Conspiracy Instructions and Trial Procedures
The defendants challenged the conspiracy instructions provided to the jury, arguing that they could have been misled by the incorporation of Count 1 in the description of overt acts. The court found no merit in this argument, explaining that the instructions clearly distinguished between the allegations in Count 1 and the overt acts. It highlighted that the jury was required to find at least one overt act committed by a conspirator, which was adequately described in the instructions. The court noted that the phrasing used in the instructions indicated that the jury needed to agree on the specific overt act, thereby ensuring a unanimous decision. Furthermore, the court addressed the procedural arguments raised by the defendants, affirming that the instructions were fair and did not lead to confusion among jurors. Overall, the court concluded that the defendants received a fair trial, and the jury instructions were appropriate.

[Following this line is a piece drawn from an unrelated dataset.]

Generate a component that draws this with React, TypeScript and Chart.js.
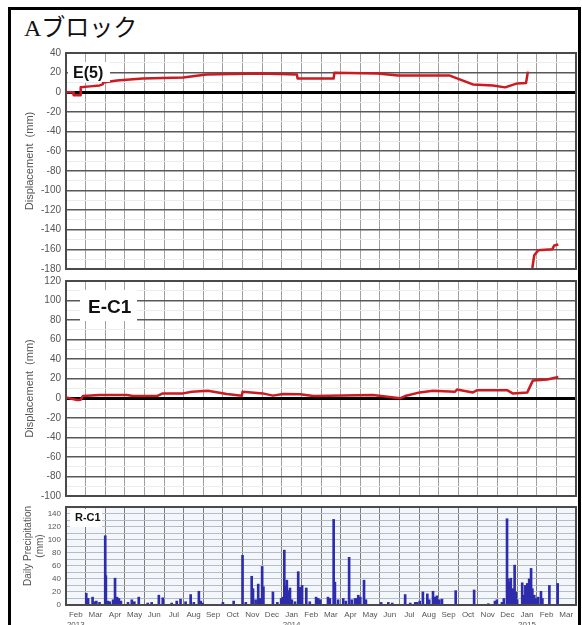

Common Carrier Status of Krimbel
Addressing the defendants' argument regarding their convictions for misapplication of funds under 18 U.S.C. § 660, the court considered whether Krimbel Trucking qualified as a "common carrier." While the defendants contended that Krimbel was not a common carrier, the court found that it met the criteria by holding itself out to the public for hire. The evidence indicated that Krimbel had serviced numerous clients, demonstrating its public availability for transport services. The court clarified that a common carrier does not need to have an extensive client base, as even a few contracts with the public can suffice to establish this status. Given that Krimbel had engaged in transactions with multiple firms and offered its services broadly, the court upheld the finding that it was indeed a common carrier under the law.